Other common causes of haemorrhoids which may also affect you during pregnancy are over-straining during a bowel movement or when delivering the baby, constipation, and a low fibre diet.
You may find that your tastes and diet changes during pregnancy but it’s worth keeping in mind that eating enough fibre helps to keep stools soft, which keeps things moving through the digestive system. A low fibre diet can result in harder stools that are difficult to pass and even constipation, which in turn can lead to haemorrhoids.
You can read more about other causes of haemorrhoidshere.
How do I know if I have haemorrhoids?
You might not be aware of internal haemorrhoids unless they bleed or become prolapsed, however, external haemorrhoids occur closer to the surface of the bottom making them a lot more painful and itchy. You may feel them as small, sensitive lumps around the anus in addition to the other common symptoms of piles:
- Bright red blood after a bowel movement
- An itchy bottom (anus)
- The feeling of still needing to go to the toilet
- Mucus on underwear or after wiping
- Lumps or pain around the anus.
You can read more about the symptoms and different types of haemorrhoids here.
How can I treat haemorrhoids during pregnancy?
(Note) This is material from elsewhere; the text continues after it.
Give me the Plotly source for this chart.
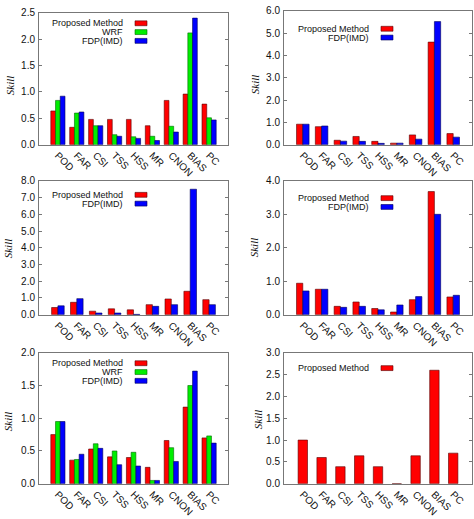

You may find that the symptoms of haemorrhoids continue throughout your pregnancy and that they come back after a period of time. However, there are some things you can do to help manage their recurrence:
A high fibre diet
Since diet and constipation can impact the likelihood of developing haemorrhoids, one way to help combat them during pregnancy is by making sure you drink plenty of water and eat a healthy, balanced diet that includes foods high in fibre. Some of the foods that are considered ‘good’ for haemhorroids are:
- Wholemeal bread
There are also things you might be able to do to ease piles at home and make you feel more comfortable while you’re waiting for your baby to arrive. For example:
- Try not to stand for long periods
- Exercise regularly to improve your circulation
- Gently apply an ice pack or cloth dampened with iced water to ease the pain
- If the piles are protruding, gently push them back inside using a lubricating jelly
- Try not to strain when going to the toilet
- Clean your bottom with moist toilet paper, patting rather than rubbing the area
If you find the pain, itching, and general discomfort of piles unpleasant and bothersome, there are also a range of products available off-the-shelf that can help to soothe the symptoms and shrink the swelling.
Germoloids Cream, Ointment, and Suppositories can be used during pregnancy and breast-feeding and are formulated with a local anaesthetic that provides fast, numbing relief from the painful and itchy symptoms of haemorrhoids.
All Germoloids products also have astringent and antiseptic properties, helping to reduce the swelling, as well as protect sore, sensitive skin from infection.
It’s always best to speak to your doctor, midwife, or pharmacist for advice before using medicines during pregnancy as they’ll be able to guide you further if you have any questions. There’s no need to worry or feel embarrassed talking about haemorrhoids, they really are very common and healthcare professionals are used to talking about them.